All Articles

Experience: Week Seven

mlpack-logo.png gsoc-logo.png

This week I continued my working on removing boost::spirit and nearly completed it. There are some tests that are failing which takes priority this week.

This week I was feeling pretty good about the code, I think it might be due to the fact that now I’ve spent soo much time with the codebase I can understand it better.

So basically I am nearly done replacing the boost. Actually we removed the parser part but still need to check on what boost::trim was exactly doing and remove the Load.cpp file and make sure it is not breaking the code.
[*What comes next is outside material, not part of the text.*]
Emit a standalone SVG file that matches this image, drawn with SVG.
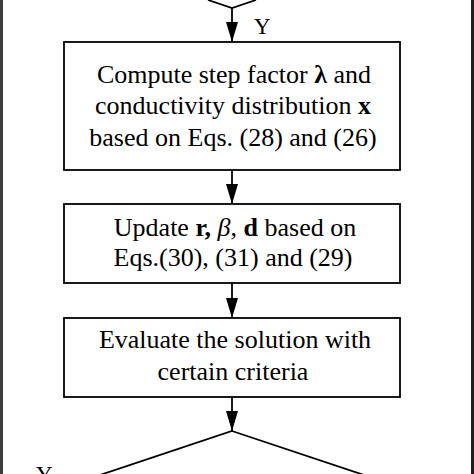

Conrad suggested another feature to speed up the parser, this was his exact comment

In Armadillo 10.6 I've implemented a multi-threaded CSV reader with the help
of OpenMP directives.

The new code is in diskio::load_csv_ascii(), currently on lines 1618-1761
https://gitlab.com/conradsnicta/armadillo-code/-/blob/10.6.x/include/armadillo_bits/diskio_meat.hpp#L1618-1761

In essence, instead of converting each token directly after reading into a
numerical value, all the tokens in each line are first read into an array.
The stored tokens are then converted into numerical values, within a
parallelised loop.

We decided to work on this once we are able to integrate the current improved parser. This can be a great speed up to the parser and I am really looking forward to working on it. Thank you Conrad for reviewing the code and keeping an eye on the project.

Also while testing we kinda discovered a small bug. I opened an issue for the same. You can have a look, Mlpack not handling Quoted quotes when parsing non-numeric data.

I will work on it once I will complete my basic goal of replacing boost.

I will talk about some other failing cases next week as I am yet to work on them and hopefully I will remove Load.cpp file in the coming week.